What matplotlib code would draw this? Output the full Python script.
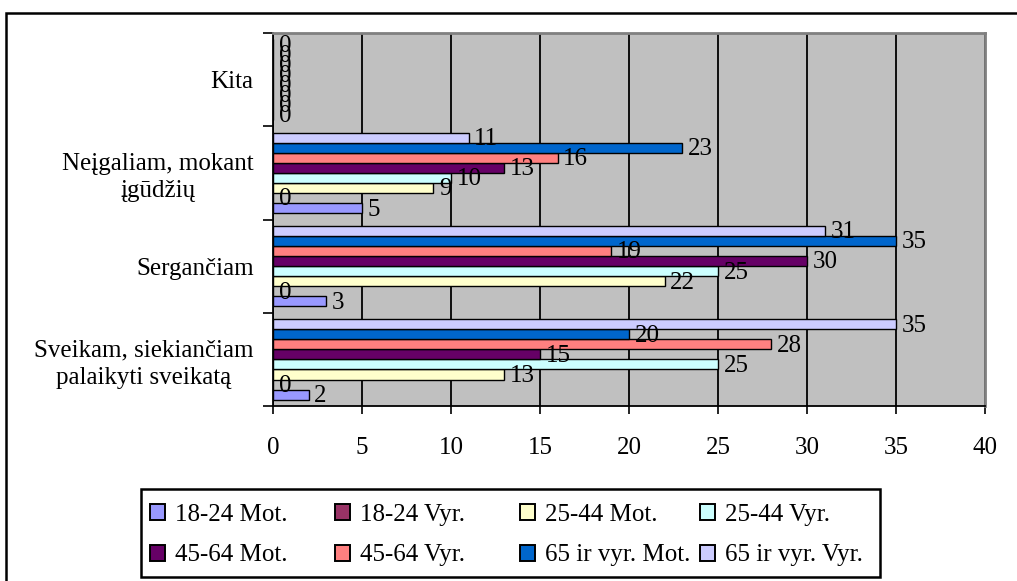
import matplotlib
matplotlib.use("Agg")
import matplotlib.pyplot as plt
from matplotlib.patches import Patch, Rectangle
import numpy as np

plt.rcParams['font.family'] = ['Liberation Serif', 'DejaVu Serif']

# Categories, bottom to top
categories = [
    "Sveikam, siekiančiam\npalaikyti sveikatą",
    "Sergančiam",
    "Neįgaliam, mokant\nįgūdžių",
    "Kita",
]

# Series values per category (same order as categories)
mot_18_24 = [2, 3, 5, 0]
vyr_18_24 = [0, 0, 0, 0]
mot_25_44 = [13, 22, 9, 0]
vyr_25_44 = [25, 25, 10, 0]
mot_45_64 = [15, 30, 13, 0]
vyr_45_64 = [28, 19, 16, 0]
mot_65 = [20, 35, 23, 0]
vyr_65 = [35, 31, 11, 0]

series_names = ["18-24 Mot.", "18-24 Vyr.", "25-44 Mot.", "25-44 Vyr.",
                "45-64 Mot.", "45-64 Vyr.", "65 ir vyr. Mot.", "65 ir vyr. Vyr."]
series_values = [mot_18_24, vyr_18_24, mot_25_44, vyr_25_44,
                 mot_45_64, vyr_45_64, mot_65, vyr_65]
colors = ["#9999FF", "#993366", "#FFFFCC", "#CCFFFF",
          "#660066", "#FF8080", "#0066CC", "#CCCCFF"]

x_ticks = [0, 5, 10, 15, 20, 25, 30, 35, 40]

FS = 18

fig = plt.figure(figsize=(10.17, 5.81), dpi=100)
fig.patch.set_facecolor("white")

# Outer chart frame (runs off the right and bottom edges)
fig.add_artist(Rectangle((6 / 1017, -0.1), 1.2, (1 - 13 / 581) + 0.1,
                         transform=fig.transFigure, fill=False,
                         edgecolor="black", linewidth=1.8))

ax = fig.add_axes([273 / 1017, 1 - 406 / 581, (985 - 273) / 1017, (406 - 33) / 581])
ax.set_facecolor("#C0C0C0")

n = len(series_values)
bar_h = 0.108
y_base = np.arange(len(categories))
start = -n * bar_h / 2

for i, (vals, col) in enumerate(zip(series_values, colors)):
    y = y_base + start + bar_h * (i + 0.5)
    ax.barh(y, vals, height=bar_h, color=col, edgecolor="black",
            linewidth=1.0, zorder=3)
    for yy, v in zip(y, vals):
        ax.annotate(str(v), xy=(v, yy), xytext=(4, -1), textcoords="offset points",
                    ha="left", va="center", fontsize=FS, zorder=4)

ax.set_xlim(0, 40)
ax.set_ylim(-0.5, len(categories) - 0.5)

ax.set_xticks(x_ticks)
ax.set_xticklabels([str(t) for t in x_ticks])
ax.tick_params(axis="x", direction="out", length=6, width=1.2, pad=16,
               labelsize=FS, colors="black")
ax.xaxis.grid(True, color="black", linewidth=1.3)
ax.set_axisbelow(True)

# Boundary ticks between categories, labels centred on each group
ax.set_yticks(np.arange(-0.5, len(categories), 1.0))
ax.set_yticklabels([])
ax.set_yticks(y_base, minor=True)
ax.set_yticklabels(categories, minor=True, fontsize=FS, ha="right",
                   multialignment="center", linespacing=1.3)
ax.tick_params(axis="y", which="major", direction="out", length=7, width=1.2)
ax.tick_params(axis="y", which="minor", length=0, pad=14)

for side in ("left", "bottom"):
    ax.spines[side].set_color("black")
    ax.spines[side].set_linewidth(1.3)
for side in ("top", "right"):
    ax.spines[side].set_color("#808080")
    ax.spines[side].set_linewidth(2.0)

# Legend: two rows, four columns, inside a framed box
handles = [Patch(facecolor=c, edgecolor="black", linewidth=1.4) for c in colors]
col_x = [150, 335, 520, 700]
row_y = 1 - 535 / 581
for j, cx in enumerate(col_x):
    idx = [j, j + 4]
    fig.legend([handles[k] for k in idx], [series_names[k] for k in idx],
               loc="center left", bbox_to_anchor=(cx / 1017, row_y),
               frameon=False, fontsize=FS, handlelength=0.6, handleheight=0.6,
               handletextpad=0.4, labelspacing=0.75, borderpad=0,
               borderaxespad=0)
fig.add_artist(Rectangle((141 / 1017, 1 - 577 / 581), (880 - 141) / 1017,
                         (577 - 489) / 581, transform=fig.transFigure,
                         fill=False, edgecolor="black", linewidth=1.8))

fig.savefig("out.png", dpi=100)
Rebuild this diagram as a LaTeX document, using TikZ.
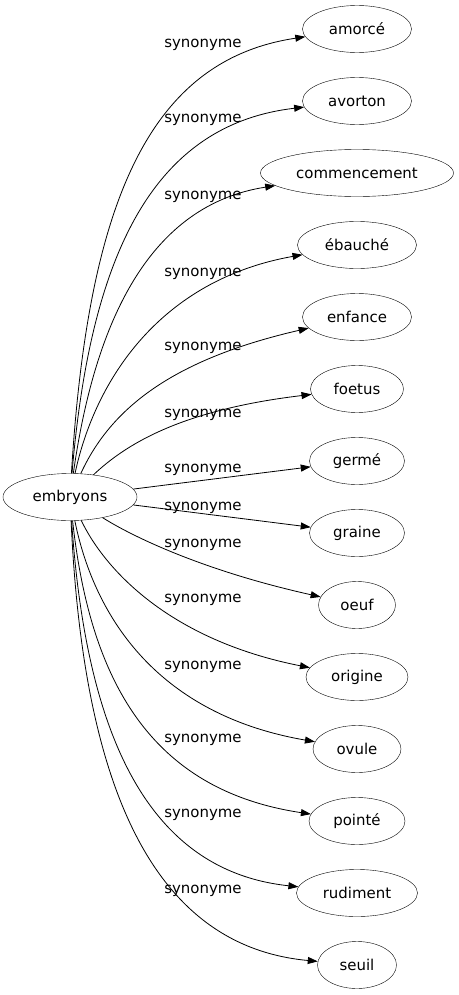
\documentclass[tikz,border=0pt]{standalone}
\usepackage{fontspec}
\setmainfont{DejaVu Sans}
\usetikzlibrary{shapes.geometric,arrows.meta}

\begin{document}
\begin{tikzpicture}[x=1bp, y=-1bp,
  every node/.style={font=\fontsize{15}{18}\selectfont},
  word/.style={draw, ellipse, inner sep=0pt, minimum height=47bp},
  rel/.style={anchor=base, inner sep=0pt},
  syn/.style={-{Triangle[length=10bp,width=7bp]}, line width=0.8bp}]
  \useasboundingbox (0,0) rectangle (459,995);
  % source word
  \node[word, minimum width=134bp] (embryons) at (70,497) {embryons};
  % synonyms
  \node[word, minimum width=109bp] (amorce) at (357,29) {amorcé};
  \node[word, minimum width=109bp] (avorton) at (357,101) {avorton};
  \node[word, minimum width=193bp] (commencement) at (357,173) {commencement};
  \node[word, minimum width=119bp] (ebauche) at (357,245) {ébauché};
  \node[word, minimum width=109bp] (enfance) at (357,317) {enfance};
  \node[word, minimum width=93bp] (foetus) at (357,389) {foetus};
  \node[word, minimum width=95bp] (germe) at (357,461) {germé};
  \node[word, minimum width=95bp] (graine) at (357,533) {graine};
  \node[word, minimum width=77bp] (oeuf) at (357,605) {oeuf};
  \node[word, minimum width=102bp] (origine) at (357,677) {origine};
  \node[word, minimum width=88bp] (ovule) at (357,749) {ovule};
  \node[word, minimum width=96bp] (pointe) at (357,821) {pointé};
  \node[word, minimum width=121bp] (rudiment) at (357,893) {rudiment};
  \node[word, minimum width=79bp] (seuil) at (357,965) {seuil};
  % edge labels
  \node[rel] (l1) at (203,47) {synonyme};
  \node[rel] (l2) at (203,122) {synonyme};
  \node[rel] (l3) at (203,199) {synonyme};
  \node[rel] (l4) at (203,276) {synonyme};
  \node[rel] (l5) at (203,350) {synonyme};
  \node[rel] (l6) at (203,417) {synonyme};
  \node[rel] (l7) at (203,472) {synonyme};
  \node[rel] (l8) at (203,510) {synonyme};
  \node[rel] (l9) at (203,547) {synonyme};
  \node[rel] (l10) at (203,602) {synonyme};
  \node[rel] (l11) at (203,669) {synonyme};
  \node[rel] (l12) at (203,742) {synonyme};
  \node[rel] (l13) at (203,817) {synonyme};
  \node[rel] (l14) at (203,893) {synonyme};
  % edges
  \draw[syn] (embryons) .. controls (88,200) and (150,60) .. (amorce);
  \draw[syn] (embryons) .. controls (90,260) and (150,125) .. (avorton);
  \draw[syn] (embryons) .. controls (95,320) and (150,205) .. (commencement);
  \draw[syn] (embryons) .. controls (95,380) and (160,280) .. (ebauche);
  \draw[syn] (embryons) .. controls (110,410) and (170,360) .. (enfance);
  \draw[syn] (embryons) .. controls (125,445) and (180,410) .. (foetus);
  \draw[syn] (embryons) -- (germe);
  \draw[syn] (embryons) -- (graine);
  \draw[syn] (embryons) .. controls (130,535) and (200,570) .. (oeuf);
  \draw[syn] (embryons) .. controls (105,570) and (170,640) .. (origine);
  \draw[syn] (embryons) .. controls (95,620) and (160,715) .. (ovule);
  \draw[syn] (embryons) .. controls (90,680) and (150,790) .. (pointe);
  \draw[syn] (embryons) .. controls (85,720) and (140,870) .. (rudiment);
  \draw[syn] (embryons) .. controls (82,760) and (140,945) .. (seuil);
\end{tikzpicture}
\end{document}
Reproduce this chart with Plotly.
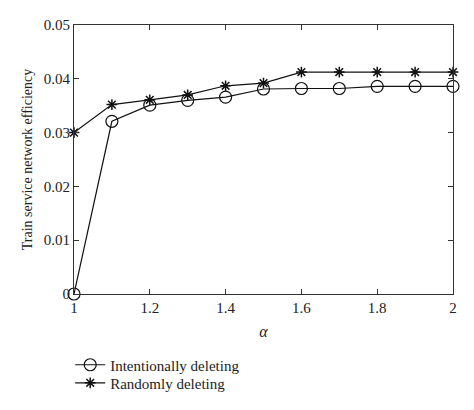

____

**EXERCISE TASK:** Pictures excluded, repeat exactly the lines from the top of the material through the line with "vyr_65 = [35, 31, 11, 0]", including both of those lines.

**IN RESPONSE:**
What matplotlib code would draw this? Output the full Python script.
import matplotlib
matplotlib.use("Agg")
import matplotlib.pyplot as plt
from matplotlib.patches import Patch, Rectangle
import numpy as np

plt.rcParams['font.family'] = ['Liberation Serif', 'DejaVu Serif']

# Categories, bottom to top
categories = [
    "Sveikam, siekiančiam\npalaikyti sveikatą",
    "Sergančiam",
    "Neįgaliam, mokant\nįgūdžių",
    "Kita",
]

# Series values per category (same order as categories)
mot_18_24 = [2, 3, 5, 0]
vyr_18_24 = [0, 0, 0, 0]
mot_25_44 = [13, 22, 9, 0]
vyr_25_44 = [25, 25, 10, 0]
mot_45_64 = [15, 30, 13, 0]
vyr_45_64 = [28, 19, 16, 0]
mot_65 = [20, 35, 23, 0]
vyr_65 = [35, 31, 11, 0]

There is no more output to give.